A careless driving conviction is a civil traffic infraction in most states, not a criminal offense, so it typically will not appear on a standard criminal background check. That said, any employer who pulls your driving record as part of the hiring process will see it. This matters most for jobs that involve driving: delivery positions, trucking, sales roles with travel, and rideshare platforms all routinely check MVRs and may reject applicants with recent moving violations.
Government positions requiring security clearances add another wrinkle. The clearance process involves a thorough background investigation, and while a single careless driving infraction is unlikely to derail an application on its own, a pattern of traffic violations can raise questions about judgment and reliability.
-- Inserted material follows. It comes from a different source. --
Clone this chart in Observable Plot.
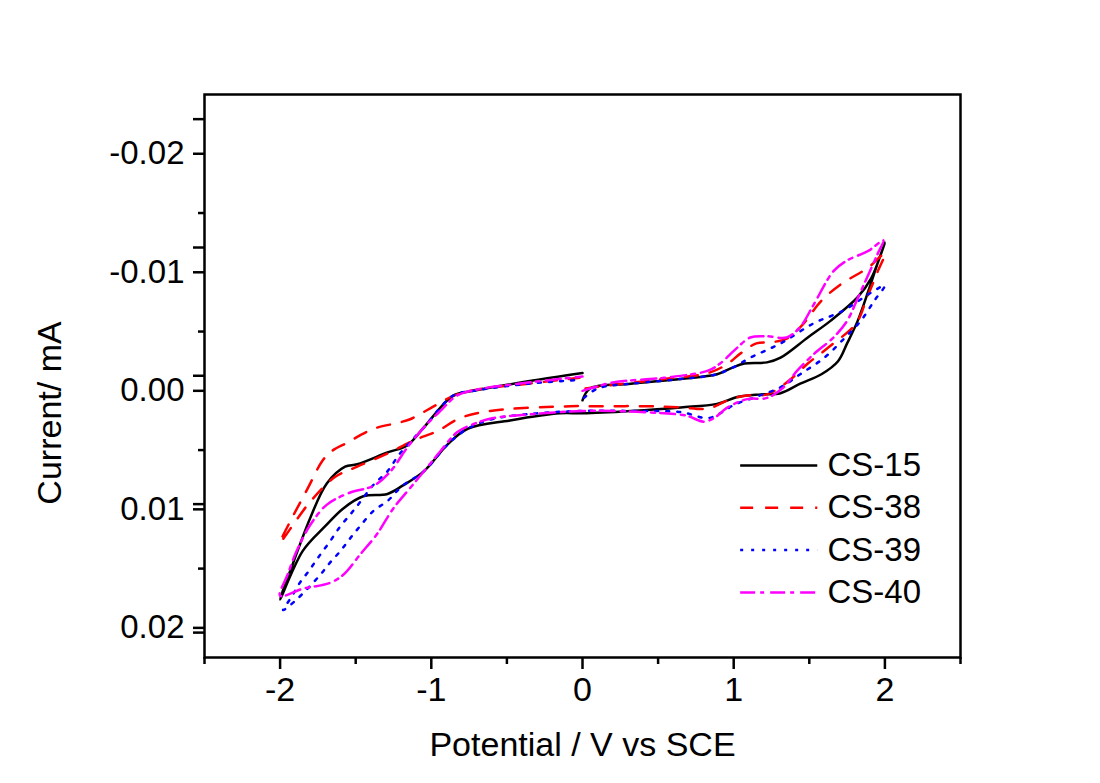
<!DOCTYPE html>
<html>
<head>
<meta charset="utf-8">
<script src="https://cdn.jsdelivr.net/npm/d3@7"></script>
<script src="https://cdn.jsdelivr.net/npm/@observablehq/plot@0.6"></script>
<style>
  body { margin: 0; background: #fff; }
</style>
</head>
<body>
<div id="chart"></div>
<script>
// ---- Data (potential V vs SCE, current mA) ----
const seriesNames = ["CS-15", "CS-38", "CS-39", "CS-40"];
const seriesColors = ["#000000", "#ff0000", "#0000ff", "#ff00ff"];
const seriesDash = [null, "13,12", "3,8", "15,5,4,6"];

const xMajorTicks = [-2, -1, 0, 1, 2];
const xMinorTicks = [-2.5, -1.5, -0.5, 0.5, 1.5, 2.5];
const yMajorTicks = [-0.02, -0.01, 0, 0.01, 0.02];
const yMinorTicks = [-0.015, -0.005, 0.005, 0.015];
const yExtraTicks = [-0.02292, -0.01209, -0.00127, 0.00956, 0.0204];

const cs15 = [
  [0.0, 0.0008], [0.05, -0.0002], [0.32, -0.0006], [0.65, -0.0010], [0.89, -0.0014],
  [0.98, -0.0019], [1.07, -0.0023], [1.22, -0.0024], [1.31, -0.0028], [1.49, -0.0045],
  [1.64, -0.0059], [1.82, -0.0079], [1.91, -0.0095], [2.0, -0.0125],
  [1.95, -0.0107], [1.89, -0.0084], [1.82, -0.0059], [1.75, -0.0040], [1.69, -0.0025],
  [1.58, -0.0014], [1.44, -0.0006], [1.31, 0.0002], [1.18, 0.0003], [1.03, 0.0005],
  [0.89, 0.0011], [0.65, 0.0014], [0.32, 0.0017], [0.0, 0.0019],
  [-0.15, 0.0019], [-0.48, 0.0025], [-0.76, 0.0032], [-0.89, 0.0045], [-1.05, 0.0068],
  [-1.19, 0.0080], [-1.29, 0.0087], [-1.45, 0.0089], [-1.58, 0.0099], [-1.70, 0.0114],
  [-1.85, 0.0135], [-2.0, 0.0176],
  [-1.91, 0.0144], [-1.80, 0.0107], [-1.69, 0.0078], [-1.57, 0.0064], [-1.49, 0.0062],
  [-1.29, 0.0052], [-1.16, 0.0046], [-1.05, 0.0031], [-0.855, 0.0004], [-0.72, 0.0000],
  [-0.36, -0.0008], [0.0, -0.0015]
];

const cs38 = [
  [0.02, -0.0002], [0.2, -0.0005], [0.54, -0.0010], [0.83, -0.0015], [0.95, -0.0022],
  [1.05, -0.0032], [1.15, -0.0040], [1.25, -0.0041], [1.35, -0.0044], [1.45, -0.0055],
  [1.58, -0.0076], [1.71, -0.0090], [1.89, -0.0104], [2.0, -0.0116],
  [1.95, -0.0100], [1.88, -0.0078], [1.81, -0.0057], [1.64, -0.0038], [1.49, -0.0023],
  [1.36, -0.0008], [1.22, 0.0003], [1.09, 0.0004], [0.98, 0.0007], [0.83, 0.0015],
  [0.65, 0.0014], [0.43, 0.0013], [0.12, 0.0013],
  [-0.08, 0.0013], [-0.61, 0.0017], [-0.81, 0.0023], [-0.96, 0.0034], [-1.12, 0.0042],
  [-1.29, 0.0053], [-1.49, 0.0064], [-1.64, 0.0073], [-1.81, 0.0095], [-2.0, 0.0128],
  [-1.92, 0.0107], [-1.82, 0.0083], [-1.72, 0.0059], [-1.66, 0.0051], [-1.56, 0.0044],
  [-1.38, 0.0032], [-1.22, 0.0027], [-1.14, 0.0024], [-1.01, 0.0015], [-0.85, 0.0004],
  [-0.70, -0.0001], [-0.36, -0.0006], [-0.02, -0.0011]
];

const cs39 = [
  [0.01, 0.0006], [0.1, -0.0002], [0.32, -0.0006], [0.65, -0.0010], [0.89, -0.0014],
  [1.0, -0.0020], [1.11, -0.0028], [1.31, -0.0040], [1.53, -0.0057], [1.73, -0.0068],
  [1.91, -0.0083], [2.0, -0.0089],
  [1.93, -0.0076], [1.84, -0.0059], [1.73, -0.0044], [1.60, -0.0028], [1.44, -0.0014],
  [1.31, -0.0003], [1.15, 0.0005], [1.0, 0.0012], [0.91, 0.0019], [0.83, 0.0023],
  [0.65, 0.0018], [0.32, 0.0017], [0.0, 0.0017],
  [-0.3, 0.0019], [-0.6, 0.0024], [-0.76, 0.0032], [-0.89, 0.0045], [-1.05, 0.0068],
  [-1.19, 0.0080], [-1.29, 0.0093], [-1.38, 0.0101], [-1.47, 0.0114], [-1.54, 0.0125],
  [-1.60, 0.0135], [-1.67, 0.0145], [-1.74, 0.0156], [-1.89, 0.0176], [-1.98, 0.0185],
  [-1.92, 0.0173], [-1.87, 0.0162], [-1.81, 0.0152], [-1.75, 0.0141], [-1.67, 0.0127],
  [-1.60, 0.0114], [-1.54, 0.0105], [-1.49, 0.0097], [-1.38, 0.0079], [-1.29, 0.0068],
  [-1.22, 0.0055], [-1.16, 0.0046], [-1.05, 0.0031], [-0.855, 0.0004], [-0.72, 0.0000],
  [-0.36, -0.0006], [-0.05, -0.0009]
];

const cs40 = [
  [0.0, 0.0000], [0.2, -0.0007], [0.54, -0.0011], [0.83, -0.0017], [0.91, -0.0023],
  [1.02, -0.0036], [1.11, -0.0045], [1.22, -0.0046], [1.35, -0.0045], [1.44, -0.0054],
  [1.53, -0.0073], [1.66, -0.0101], [1.75, -0.0110], [1.89, -0.0118], [1.99, -0.0127],
  [1.95, -0.0115], [1.88, -0.0095], [1.82, -0.0078], [1.75, -0.0059], [1.66, -0.0045],
  [1.53, -0.0031], [1.42, -0.0017], [1.33, -0.0003], [1.22, 0.0006], [1.09, 0.0007],
  [0.96, 0.0014], [0.87, 0.0023], [0.80, 0.0026], [0.69, 0.0021], [0.54, 0.0019],
  [0.2, 0.0017], [0.0, 0.0017],
  [-0.36, 0.0020], [-0.59, 0.0023], [-0.72, 0.0028], [-0.83, 0.0035], [-0.94, 0.0051],
  [-1.03, 0.0065], [-1.14, 0.0082], [-1.25, 0.0099], [-1.36, 0.0121], [-1.47, 0.0138],
  [-1.58, 0.0155], [-1.67, 0.0162], [-1.85, 0.0167], [-2.0, 0.0173],
  [-1.95, 0.0155], [-1.89, 0.0135], [-1.80, 0.0113], [-1.69, 0.0096], [-1.54, 0.0086],
  [-1.38, 0.0080], [-1.27, 0.0068], [-1.16, 0.0048], [-1.05, 0.0031], [-0.94, 0.0017],
  [-0.83, 0.0004], [-0.70, -0.0001], [-0.36, -0.0007], [0.0, -0.0012]
];

const seriesData = [cs15, cs38, cs39, cs40];

// legend anchor (data space)
const legendX1 = 1.046, legendX2 = 1.556, legendTextX = 1.62;
const legendY0 = 0.0063, legendStep = 0.00357;

const font = "'Liberation Sans', Arial, sans-serif";

const lineMarks = seriesData.map((arr, i) =>
  Plot.line(arr, {
    x: d => d[0], y: d => d[1],
    stroke: seriesColors[i], strokeWidth: 2.5,
    strokeDasharray: seriesDash[i] || undefined,
    curve: "catmull-rom"
  })
);

const legendLines = seriesNames.map((name, i) =>
  Plot.ruleY([legendY0 + i * legendStep], {
    x1: legendX1, x2: legendX2,
    stroke: seriesColors[i], strokeWidth: 2.5,
    strokeDasharray: seriesDash[i] || undefined
  })
);

const chart = Plot.plot({
  width: 1100,
  height: 783,
  marginLeft: 204,
  marginRight: 140,
  marginTop: 94,
  marginBottom: 126,
  style: { fontFamily: font, background: "#fff", color: "#000" },
  x: { domain: [-2.5, 2.5] },
  y: { domain: [-0.025, 0.0225], reverse: true },
  marks: [
    ...lineMarks,
    ...legendLines,
    Plot.text(seriesNames, {
      x: legendTextX, y: (d, i) => legendY0 + i * legendStep,
      text: d => d, textAnchor: "start", fontSize: 33, fill: "#000"
    }),
    Plot.axisX(xMajorTicks, { tickSize: 12, tickPadding: 7, strokeWidth: 2.5, fontSize: 34,
      tickFormat: d => String(d), label: null }),
    Plot.axisX(xMinorTicks, { tickSize: 7, strokeWidth: 2.5, tickFormat: () => "", label: null }),
    Plot.axisY(yMajorTicks, { tickSize: 11, tickPadding: 9, strokeWidth: 2.5, fontSize: 33,
      tickFormat: d => d.toFixed(2), label: null }),
    Plot.axisY(yMinorTicks, { tickSize: 6, strokeWidth: 2.5, tickFormat: () => "", label: null }),
    Plot.axisY(yExtraTicks, { tickSize: 11, strokeWidth: 2.5, tickFormat: () => "", label: null }),
    Plot.frame({ stroke: "#000", strokeWidth: 2.5 }),
    Plot.text(["Potential / V vs SCE"], { frameAnchor: "bottom", dy: 88, fontSize: 34,
      textAnchor: "middle", lineAnchor: "middle", fill: "#000" }),
    Plot.text(["Current/ mA"], { frameAnchor: "left", rotate: -90, dx: -154, dy: 37, fontSize: 34,
      textAnchor: "middle", lineAnchor: "middle", fill: "#000" })
  ]
});

document.getElementById("chart").appendChild(chart);
</script>
</body>
</html>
If you already hold a clearance, check your employer’s reporting requirements carefully. Some agencies require you to report any conviction, including traffic infractions, while others only care about criminal offenses.
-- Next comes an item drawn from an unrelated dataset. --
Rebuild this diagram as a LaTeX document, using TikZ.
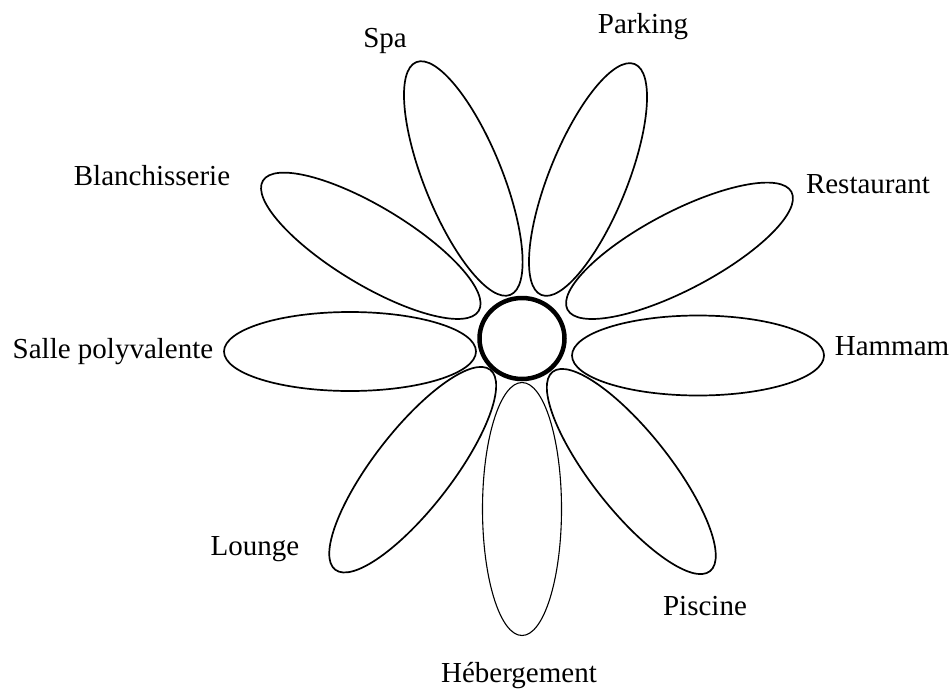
\documentclass[tikz,border=0pt]{standalone}
\usepackage{fontspec}
\setmainfont{Liberation Serif}
\usetikzlibrary{shapes.geometric}
\begin{document}
\begin{tikzpicture}[x=1pt,y=-1pt,
  petal/.style={draw=black,ellipse,line width=1.7pt,inner sep=0pt,minimum height=78pt},
  thinpetal/.style={petal,line width=1.1pt},
  heart/.style={draw=black,ellipse,line width=4.5pt,fill=white,inner sep=0pt},
  lab/.style={anchor=base,inner sep=0pt,font=\fontsize{29}{33}\selectfont}]
\useasboundingbox (0,0) rectangle (952,688);
% petals
\node[petal,minimum width=252pt,minimum height=80pt,rotate=0] (hammam)  at (698,355.5) {};
\node[petal,minimum width=253pt,rotate=27.7]  (resto)   at (679.5,250.8) {};
\node[petal,minimum width=249pt,rotate=68]    (parking) at (588,179.5) {};
\node[petal,minimum width=251pt,rotate=112]   (spa)     at (463.3,178.5) {};
\node[petal,minimum width=252pt,rotate=148.9] (blanch)  at (370.8,245.8) {};
\node[petal,minimum width=252pt,minimum height=79pt,rotate=0] (salle) at (350,351.5) {};
\node[petal,minimum width=253pt,rotate=52.2]  (lounge)  at (412.7,469.7) {};
\node[petal,minimum width=254pt,rotate=-51.7] (piscine) at (631.3,471.5) {};
\node[thinpetal,minimum width=253pt,minimum height=79pt,rotate=90] (heberg) at (522,509) {};
% centre
\node[heart,minimum width=85pt,minimum height=81pt] (centre) at (522,338.5) {};
% labels
\node[lab] (lspa)     at (385,47)  {Spa};
\node[lab] (lparking) at (643,33)  {Parking};
\node[lab] (lblanch)  at (152,185) {Blanchisserie};
\node[lab] (lresto)   at (868,193) {Restaurant};
\node[lab] (lsalle)   at (113,358) {Salle polyvalente};
\node[lab] (lhammam)  at (892,355) {Hammam};
\node[lab] (llounge)  at (255,555) {Lounge};
\node[lab] (lpiscine) at (705,615) {Piscine};
\node[lab] (lheberg)  at (519,682) {Hébergement};
\end{tikzpicture}
\end{document}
The most effective time to deal with a careless driving charge is before it becomes a conviction. Once it lands on your record, your options shrink dramatically. Before that point, you have several paths worth considering.
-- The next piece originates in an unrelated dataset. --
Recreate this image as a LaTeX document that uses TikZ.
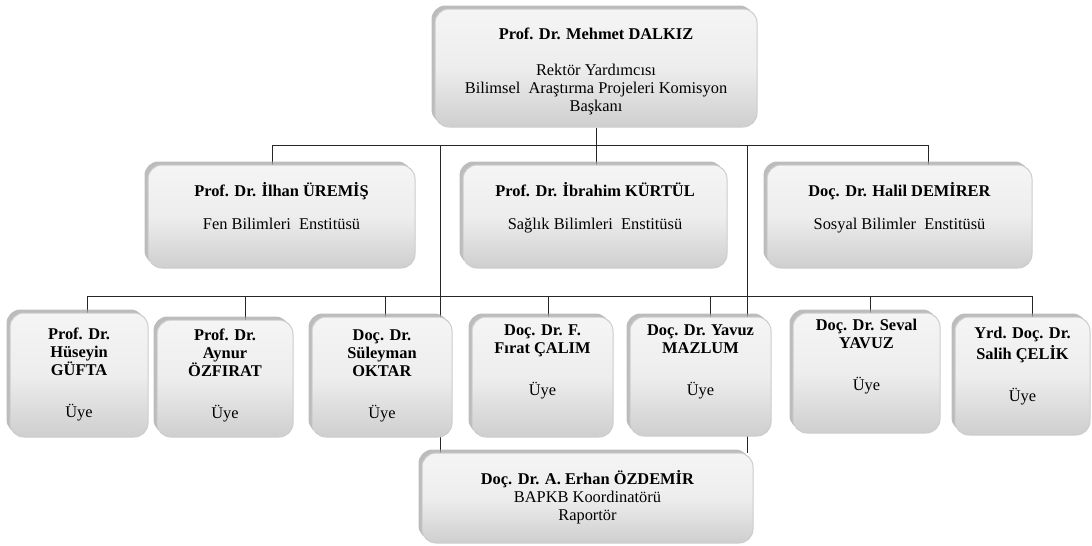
\documentclass[tikz,border=0pt]{standalone}
\usepackage{fontspec}
\setmainfont{Liberation Serif}
\usetikzlibrary{shadows,calc}
\pgfdeclarelayer{bg}
\pgfsetlayers{bg,main}
\newcommand\bxt[4]{\parbox[c][#2][t]{#1}{\centering\vspace*{#3}\strut#4\par}}
\tikzset{
  box/.style={rounded corners=14pt, draw=gray!40, line width=1pt,
    top color=gray!8, bottom color=gray!38, middle color=gray!14, inner sep=0pt,
    font=\fontsize{16.4}{18}\selectfont,
    drop shadow={shadow xshift=-3.5pt,shadow yshift=3.5pt,fill=gray!70,opacity=.75}},
  conn/.style={draw=black!85, line width=0.9pt}
}
\begin{document}
\begin{tikzpicture}[x=1pt,y=-1pt]
\useasboundingbox (0,0) rectangle (1092,546);
% top
\node[box] (top) at (596,68) {\bxt{322pt}{118pt}{18pt}{\textbf{Prof. Dr. Mehmet DALKIZ}\\[18pt]Rektör Yardımcısı\\Bilimsel\ \ Araştırma Projeleri Komisyon\\Başkanı}};
% level 2
\node[box] (ilhan) at (281.5,216.5) {\bxt{267pt}{103pt}{17pt}{\textbf{Prof. Dr. İlhan ÜREMİŞ}\\[15pt]Fen Bilimleri\ \ Enstitüsü}};
\node[box] (ibrahim) at (595,216.5) {\bxt{264pt}{103pt}{17pt}{\textbf{Prof. Dr. İbrahim KÜRTÜL}\\[15pt]Sağlık Bilimleri\ \ Enstitüsü}};
\node[box] (halil) at (899.5,216.5) {\bxt{265pt}{103pt}{17pt}{\textbf{Doç. Dr. Halil DEMİRER}\\[15pt]Sosyal Bilimler\ \ Enstitüsü}};
% level 3
\node[box] (huseyin) at (79,375) {\bxt{138pt}{124pt}{14pt}{\textbf{Prof. Dr.}\\\textbf{Hüseyin}\\\textbf{GÜFTA}\\[24pt]Üye}};
\node[box] (aynur) at (225,378.5) {\bxt{136pt}{117pt}{8pt}{\textbf{Prof. Dr.}\\\textbf{Aynur}\\\textbf{ÖZFIRAT}\\[24pt]Üye}};
\node[box] (suleyman) at (382,377) {\bxt{140pt}{120pt}{11pt}{\textbf{Doç. Dr.}\\\textbf{Süleyman}\\\textbf{OKTAR}\\[24pt]Üye}};
\node[box] (firat) at (542.5,377) {\bxt{141pt}{120pt}{6pt}{\textbf{Doç. Dr. F.}\\\textbf{Fırat ÇALIM}\\[24pt]Üye}};
\node[box] (yavuz) at (700.5,376.5) {\bxt{141pt}{119pt}{6pt}{\textbf{Doç. Dr. Yavuz}\\\textbf{MAZLUM}\\[24pt]Üye}};
\node[box] (seval) at (866.5,373) {\bxt{147pt}{120pt}{5pt}{\textbf{Doç. Dr. Seval}\\\textbf{YAVUZ}\\[24pt]Üye}};
\node[box] (salih) at (1022.5,376) {\bxt{135pt}{118pt}{9pt}{\textbf{Yrd. Doç. Dr.}\\\textbf{Salih ÇELİK}\\[24pt]Üye}};
% bottom
\node[box] (ozdemir) at (587.5,498) {\bxt{331pt}{90pt}{17pt}{\textbf{Doç. Dr. A. Erhan ÖZDEMİR}\\BAPKB Koordinatörü\\Raportör}};
% connectors
\begin{pgfonlayer}{bg}
\coordinate (t1L) at (272,145);
\coordinate (t1R) at (928,145);
\coordinate (v1) at (440,145);
\coordinate (v2) at (747,145);
\coordinate (b2L) at (87,296);
\coordinate (b2R) at (1032,296);
\coordinate (d2) at (245,296);
\coordinate (d3) at (385,296);
\coordinate (d4) at (548,296);
\coordinate (d5) at (710,296);
\coordinate (d6) at (870,296);
\draw[conn] (t1L) -- (t1R);
\draw[conn] (top.south) -- (top.south |- ibrahim.north);
\draw[conn] (t1L) -- (t1L |- ilhan.north);
\draw[conn] (t1R) -- (t1R |- halil.north);
\draw[conn] (v1) -- (v1 |- ozdemir.north);
\draw[conn] (v2) -- (v2 |- ozdemir.north);
\draw[conn] (b2L) -- (b2R);
\draw[conn] (b2L) -- (b2L |- huseyin.north);
\draw[conn] (d2) -- (d2 |- aynur.north);
\draw[conn] (d3) -- (d3 |- suleyman.north);
\draw[conn] (d4) -- (d4 |- firat.north);
\draw[conn] (d5) -- (d5 |- yavuz.north);
\draw[conn] (d6) -- (d6 |- seval.north);
\draw[conn] (b2R) -- (b2R |- salih.north);
\end{pgfonlayer}
\end{tikzpicture}
\end{document}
The simplest is showing up to your court date and challenging the charge. Careless driving is a subjective call, which is both its weakness and your opening. The officer decided your driving fell below a reasonable standard, but “reasonable” leaves room for argument. If the weather was unusual, the road design was confusing, or the officer’s vantage point was limited, those details can matter. Bringing dashcam footage, photos of the scene, or witness statements strengthens your position considerably.
Negotiating a plea to a lesser violation is another common strategy, and it works more often than people expect. Prosecutors handle enormous volumes of traffic cases and are frequently willing to reduce a careless driving charge to a non-moving violation or a lesser infraction that carries fewer points and a lighter insurance impact. Having an attorney handle this negotiation tends to produce better results, particularly if you have an otherwise clean driving record to point to.
Some jurisdictions offer traffic diversion programs for first-time offenders. These typically require you to complete a driving safety course in exchange for having the charge dismissed or reduced. The availability and specifics of these programs vary widely, so ask the court clerk or check your local traffic court’s website before your hearing date.
Once a careless driving charge becomes a final conviction, removing it from your record is difficult and in most cases impossible. The legal mechanism for this, called expungement or record sealing, exists primarily for criminal offenses, and the majority of states do not extend it to civil traffic infractions. These convictions are designed to stay on your driving history as a public safety measure.
In the few jurisdictions that do allow some form of traffic record relief, eligibility is usually limited to cases where the charge was ultimately dismissed or where you were found not guilty. A conviction that you paid a fine on and accepted is almost never eligible. Some states also have specific statutes listing which offenses qualify for expungement, and minor traffic violations are routinely excluded.
The practical alternative to expungement is simply waiting for the conviction to age off your active record. Once it passes the three-to-five-year mark in most states, it stops affecting your insurance premiums and your point total resets. The conviction still exists on your lifetime driving history, but for everyday purposes like insurance quotes and employment screenings, it effectively becomes invisible. If removal matters to you, consult a traffic attorney in your state who can tell you whether any path exists under your jurisdiction’s specific laws.